Son is a Wild, (Possibly) Demonic Ride [Review]

Son

The possible possessed child corner of horror really needs to be front and center more often. Between The Omen, Rosemary’s Baby, At The Devil’s Door and The Prodigy, the tension that is found within those films is unparalleled. More than scare the hell out of you, what these films are able to do, is present you with the question of “What if YOUR child was evil?” As a parent, we’re forever presenting with difficult questions, but if your child could very well be the spawn of Satan or in the case of Ivan Kavanagh’s Son, a demon, as a parent…what comes next? 

A slow burn, eerie film, Son follows Laura (Halloween‘s Andi Matichak), a woman who has fled a cult and is trying to start her life over. Still having trauma and mental illness stemming from her time in the cult, Laura looks over her back nonstop and for good reason. A single mother to David (an excellent Luke David Blumm), Laura does everything she can to protect her son, from the world and especially from the past she so desperately tries to escape.
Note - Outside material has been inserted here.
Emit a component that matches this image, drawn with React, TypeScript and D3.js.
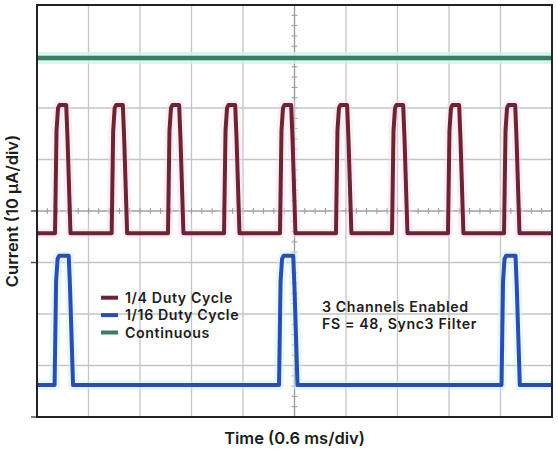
import React from 'react';
import * as d3 from 'd3';

// scope settings
const msPerDiv = 0.6;
const uaPerDiv = 10;
const timeDivs = 10;
const currentDivs = 8;

// levels in µA above the bottom graticule line
const continuousLevel = 69.7;
const quarterLow = 35.7;
const quarterHigh = 60.6;
const sixteenthLow = 6.2;
const sixteenthHigh = 31.3;

// pulse edges in ms (start of rise, start of fall)
const quarterRises = [0.21, 0.87, 1.526, 2.179, 2.831, 3.483, 4.136, 4.788, 5.441];
const quarterFalls = [0.34, 1.0, 1.656, 2.309, 2.961, 3.613, 4.266, 4.918, 5.571];
const sixteenthRises = [0.205, 2.82, 5.412];
const sixteenthFalls = [0.37, 2.985, 5.575];

// channel reference markers on the left edge (µA)
const markerLevels = [40, 30, 0];

const legendItems = [
  { label: '1/4 Duty Cycle', color: '#6c2430' },
  { label: '1/16 Duty Cycle', color: '#2b4cb0' },
  { label: 'Continuous', color: '#3b7e5e' },
];
const noteLines = ['3 Channels Enabled', 'FS = 48, Sync3 Filter'];

const W = 558;
const H = 450;
const left = 37;
const right = 552;
const top = 5;
const bottom = 417;
const font = 'Inter, "Open Sans", sans-serif';
const rowGap = 17.4;
const riseRamp = 0.035;
const fallRamp = 0.05;

function pulseTrace(rises: number[], falls: number[], low: number, high: number): [number, number][] {
  const pts: [number, number][] = [[0, low]];
  rises.forEach((r, i) => {
    const f = falls[i];
    const span = high - low;
    pts.push([r, low], [r + riseRamp * 0.5, low + span * 0.8], [r + riseRamp, high - 0.6], [r + riseRamp * 1.5, high]);
    pts.push([f, high], [f + fallRamp * 0.3, high - span * 0.25], [f + fallRamp, low]);
  });
  pts.push([msPerDiv * timeDivs, low]);
  return pts;
}

export default function App() {
  const x = d3.scaleLinear().domain([0, msPerDiv * timeDivs]).range([left, right]);
  const y = d3.scaleLinear().domain([0, uaPerDiv * currentDivs]).range([bottom, top]);
  const line = d3
    .line<[number, number]>()
    .x((d) => x(d[0]))
    .y((d) => y(d[1]));

  const vGrid = d3.range(timeDivs + 1).map((i) => i * msPerDiv);
  const hGrid = d3.range(currentDivs + 1).map((i) => i * uaPerDiv);
  const midT = (msPerDiv * timeDivs) / 2;
  const midI = (uaPerDiv * currentDivs) / 2;
  const minorT = d3.range(timeDivs * 5 + 1).map((i) => (i * msPerDiv) / 5);
  const minorI = d3.range(currentDivs * 5 + 1).map((i) => (i * uaPerDiv) / 5);

  const continuous: [number, number][] = [
    [0, continuousLevel],
    [msPerDiv * timeDivs, continuousLevel],
  ];
  const quarter = pulseTrace(quarterRises, quarterFalls, quarterLow, quarterHigh);
  const sixteenth = pulseTrace(sixteenthRises, sixteenthFalls, sixteenthLow, sixteenthHigh);

  return (
    <div style={{ position: 'absolute', left: 0, top: 0 }}>
      <svg width={W} height={H} style={{ display: 'block', background: '#fff' }}>
        <defs>
          <clipPath id="plot">
            <rect x={left} y={top} width={right - left} height={bottom - top} />
          </clipPath>
        </defs>
        {vGrid.map((t) => (
          <line key={'v' + t} x1={x(t)} x2={x(t)} y1={top} y2={bottom} stroke="#c4c4c8" strokeWidth={1.3} />
        ))}
        {hGrid.map((v) => (
          <line key={'h' + v} x1={left} x2={right} y1={y(v)} y2={y(v)} stroke="#c4c4c8" strokeWidth={1.3} />
        ))}
        {minorT.map((t) => (
          <line key={'mt' + t} x1={x(t)} x2={x(t)} y1={y(midI) - 3} y2={y(midI) + 3} stroke="#9a9aa0" strokeWidth={1} />
        ))}
        {minorI.map((v) => (
          <line key={'mi' + v} x1={x(midT) - 3} x2={x(midT) + 3} y1={y(v)} y2={y(v)} stroke="#9a9aa0" strokeWidth={1} />
        ))}
        <line x1={left} x2={right} y1={y(midI)} y2={y(midI)} stroke="#9a9aa0" strokeWidth={1.2} />
        <line x1={x(midT)} x2={x(midT)} y1={top} y2={bottom} stroke="#9a9aa0" strokeWidth={1.2} />

        <g clipPath="url(#plot)" fill="none" strokeLinejoin="round" strokeLinecap="round">
          <path d={line(continuous) ?? ''} stroke="#c9f4f2" strokeWidth={12} opacity={0.8} />
          <path d={line(quarter) ?? ''} stroke="#fbd6ec" strokeWidth={10} opacity={0.45} />
          <path d={line(sixteenth) ?? ''} stroke="#cdf4f4" strokeWidth={10} opacity={0.5} />
          <path d={line(continuous) ?? ''} stroke={legendItems[2].color} strokeWidth={4.5} />
          <path d={line(quarter) ?? ''} stroke={legendItems[0].color} strokeWidth={4} />
          <path d={line(sixteenth) ?? ''} stroke={legendItems[1].color} strokeWidth={4} />
        </g>

        <rect x={left} y={top} width={right - left} height={bottom - top} fill="none" stroke="#222" strokeWidth={2} />
        {markerLevels.map((v) => (
          <line key={'m' + v} x1={31} x2={36} y1={y(v)} y2={y(v)} stroke="#555" strokeWidth={1.5} />
        ))}

        <g fontFamily={font} fontWeight={600} fill="#1c1c1c">
          <g fontSize={14.2} letterSpacing={0.6}>
            {legendItems.map((d, i) => (
              <g key={d.label} transform={`translate(101, ${297.7 + i * rowGap})`}>
                <line x1={0} x2={17} y1={0} y2={0} stroke={d.color} strokeWidth={4} />
                <text x={24} y={0} dy="0.36em">
                  {d.label}
                </text>
              </g>
            ))}
            {noteLines.map((t, i) => (
              <text key={t} x={322} y={306.7 + i * rowGap} dy="0.36em">
                {t}
              </text>
            ))}
          </g>
          <g fontSize={16.5}>
            <text x={(left + right) / 2} y={444} textAnchor="middle">
              Time (0.6 ms/div)
            </text>
            <text transform={`translate(18, ${(top + bottom) / 2}) rotate(-90)`} textAnchor="middle">
              Current (10 µA/div)
            </text>
          </g>
        </g>
      </svg>
    </div>
  );
}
Following a creepy sequence involving somewhat of a home invasion by cult members before disappearing, the film shifts from psychological drama to some downright horrific stuff, when David begins to experience changes, leading to the film’s audience asking themselves, “is this all in Laura’s damaged mind, or is this kid really possessed and evil himself?” The back and forth and twists we get with Son, is a great example of Kavanagh’s ability as a storyteller, to get you engrossed in the film. Along with some excellent performances from Matichak, Blumm, Killer Joe’s Emile Hirsch also shines as a Paul, a police officer trying to help Laura figure out what’s going on, following some pretty interesting (and suspect) deaths.

Son is a guessing game, one with style and an execution that pulls you into the story. A great addition to the (possibly) possessed kid genre, it’s one to watch.  

Son is available now on DVD/Bluray, via RLJE Films.